Answer

**step1** Understanding the problem

The problem asks us to find the perimeter of a triangle. We are given the lengths of the three sides as expressions: $$5x+3$$, $$5x+5$$, and $$3x-2$$.

**step2** Recalling the definition of perimeter

The perimeter of any shape is the total distance around its outside. For a triangle, we find the perimeter by adding the lengths of all three of its sides together.

**step3** Setting up the addition of the side lengths

To find the perimeter, we will add the three given expressions for the side lengths:
$$(5x+3) + (5x+5) + (3x-2)$$

**step4** Decomposing each expression into its 'x' part and constant number part

To make the addition easier, we will separate each expression into two parts: the part with 'x' and the part that is just a number.
For the first side, $$5x+3$$: The 'x' part is $$5x$$ and the number part is $$+3$$.
For the second side, $$5x+5$$: The 'x' part is $$5x$$ and the number part is $$+5$$.
For the third side, $$3x-2$$: The 'x' part is $$3x$$ and the number part is $$-2$$.

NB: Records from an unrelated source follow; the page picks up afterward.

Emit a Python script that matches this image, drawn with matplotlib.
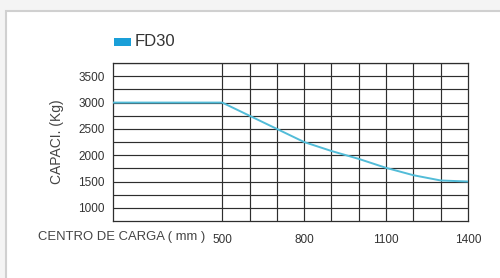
import matplotlib
matplotlib.use("Agg")
from matplotlib import pyplot as plt
from matplotlib.patches import Rectangle

# data
load_center = [100, 500, 600, 700, 800, 900, 1000, 1100, 1200, 1300, 1400]
capacity = [3000, 3000, 2750, 2500, 2250, 2080, 1930, 1760, 1620, 1520, 1500]
y_ticks = [1000, 1500, 2000, 2500, 3000, 3500]
x_ticks = [500, 800, 1100, 1400]
series_name = "FD30"

plt.rcParams['font.family'] = ['Liberation Sans', 'DejaVu Sans']

fig = plt.figure(figsize=(5, 2.78), dpi=100)
fig.patch.set_facecolor('#f4f4f4')
# white card with soft border
card = Rectangle((0.012, -0.05), 1.1, 1.01, transform=fig.transFigure,
                 facecolor='white', edgecolor='#d0d0d0', lw=1.5, zorder=-5)
fig.patches.append(card)

ax = fig.add_axes([0.226, 0.205, 0.71, 0.568])
ax.set_zorder(3)
ax.set_facecolor('none')
ax.set_xlim(100, 1400)
ax.set_ylim(750, 3750)

for y in range(1000, 3751, 250):
    ax.axhline(y, color='#2e2e2e', lw=0.85, zorder=1)
for x in range(500, 1400, 100):
    ax.axvline(x, color='#2e2e2e', lw=0.85, zorder=1)
for s in ax.spines.values():
    s.set_color('#2e2e2e')
    s.set_linewidth(0.9)

ax.plot(load_center, capacity, color='#52bcd8', lw=1.4, zorder=3)

ax.set_yticks(y_ticks)
ax.set_yticklabels([str(v) for v in y_ticks], fontsize=8.5, color='#333333')
ax.set_xticks(x_ticks)
ax.set_xticklabels([str(v) for v in x_ticks], fontsize=8.5, color='#333333')
ax.tick_params(axis='y', length=0, pad=6)
ax.tick_params(axis='x', length=0, pad=9)

ax.set_ylabel("CAPACI. (Kg)", fontsize=10, color='#444444', labelpad=10)
fig.text(0.076, 0.147, "CENTRO DE CARGA ( mm )", fontsize=9.4, color='#444444', va='center')

# legend
fig.patches.append(Rectangle((0.228, 0.833), 0.034, 0.032, transform=fig.transFigure,
                             facecolor='#1a9fd8', edgecolor='none', zorder=1))
fig.text(0.27, 0.849, series_name, fontsize=12, color='#333333', va='center')

fig.savefig('out.png', dpi=100)
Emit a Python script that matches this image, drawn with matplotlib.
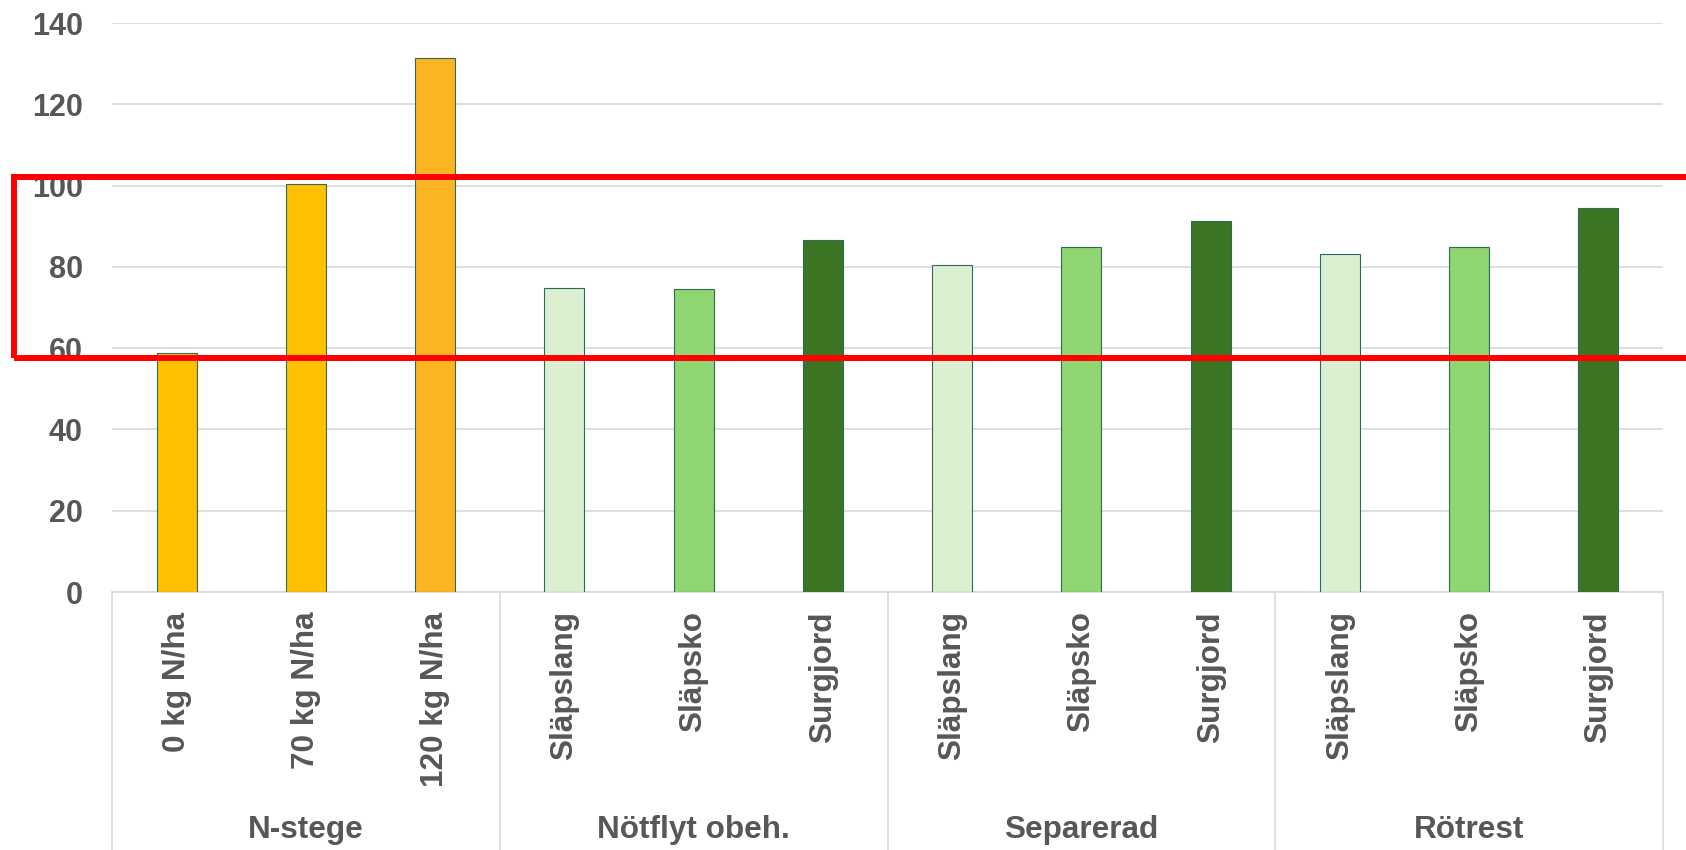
import matplotlib.pyplot as plt
import matplotlib.transforms as mtransforms
from matplotlib.lines import Line2D
from matplotlib.patches import Rectangle

# gruppnamn och behandlingar under varje grupp
grupper = ['N-stege', 'Nötflyt obeh.', 'Separerad', 'Rötrest']
n_stege = ['0 kg N/ha', '70 kg N/ha', '120 kg N/ha']
spridning = ['Släpslang', 'Släpsko', 'Surgjord']

# skörd per led
varden_n_stege = [58.7, 100.4, 131.3]
varden_notflyt = [74.7, 74.5, 86.5]
varden_separerad = [80.4, 85.0, 91.4]
varden_rotrest = [83.1, 84.8, 94.6]

# markerat intervall på y-axeln
markering = [57.6, 102.2]

etiketter = n_stege + spridning * 3
varden = varden_n_stege + varden_notflyt + varden_separerad + varden_rotrest

farg_n = ['#FFC000', '#FFC000', '#FBB520']
farg_grön = ['#DAF0D0', '#8FD572', '#3B7524']
farger = farg_n + farg_grön * 3

plt.rcParams['font.family'] = ['Liberation Sans', 'DejaVu Sans']
plt.rcParams['font.weight'] = 'bold'
grå = '#575757'
linje = '#D9D9D9'

fig = plt.figure(figsize=(16.86, 8.5), dpi=100)
ax = fig.add_axes([0.0664, 0.3035, 0.92, 0.6694])

x = list(range(len(etiketter)))
ax.bar(x, varden, width=0.31, color=farger, edgecolor='#2D6A5A', linewidth=0.8, zorder=3)

ax.set_xlim(-0.5, len(etiketter) - 0.5)
ax.set_ylim(0, 140)
ax.set_yticks(range(0, 141, 20))
ax.yaxis.grid(True, color=linje, linewidth=1.2, zorder=0)
ax.set_axisbelow(True)

ax.set_xticks(x)
ax.set_xticklabels(etiketter, rotation=90, fontsize=22.7, color=grå, fontweight='bold')
ax.tick_params(axis='x', length=0, pad=14)
ax.tick_params(axis='y', length=0, pad=21, labelsize=22, labelcolor=grå)

for side in ['top', 'right', 'left']:
    ax.spines[side].set_visible(False)
ax.spines['bottom'].set_color(linje)
ax.spines['bottom'].set_linewidth(1.2)

# gruppavgränsare och gruppnamn under axeln
trans = mtransforms.blended_transform_factory(ax.transData, fig.transFigure)
botten = ax.get_position().y0
for i in range(len(grupper) + 1):
    xv = i * 3 - 0.5
    fig.add_artist(Line2D([xv, xv], [botten, 0], transform=trans, color=linje, linewidth=1.2))
for i, namn in enumerate(grupper):
    fig.text(i * 3 + 1, 0.0235, namn, transform=trans, ha='center', va='center',
             fontsize=22.7, color=grå, fontweight='bold')

# röd ram runt intervallet
trans_ram = mtransforms.blended_transform_factory(fig.transFigure, ax.transData)
ram = Rectangle((0.0083, markering[0]), 1.2, markering[1] - markering[0],
                transform=trans_ram, fill=False, edgecolor='#FF0000', linewidth=4.3,
                zorder=5, clip_on=False)
fig.add_artist(ram)

fig.savefig('out.png', dpi=100)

**step5** Adding all the 'x' parts together

Now, we will add all the 'x' parts from each side together:
$$5x + 5x + 3x$$
We can think of 'x' as a type of item, like 'blocks'. So, if we have 5 blocks, then another 5 blocks, and then 3 more blocks, we have:
$$5 + 5 + 3 = 13$$
So, the total 'x' part is $$13x$$.

**step6** Adding all the constant number parts together

Next, we will add all the constant number parts from each side together:
$$+3 + 5 - 2$$
First, we add the positive numbers:
$$3 + 5 = 8$$
Then, we subtract 2 from this sum:
$$8 - 2 = 6$$
So, the total constant number part is $$+6$$.

**step7** Writing the final expression for the perimeter

Finally, we combine the total 'x' part and the total constant number part to write the complete expression for the perimeter of the triangle:
The perimeter of the triangle is $$13x + 6$$.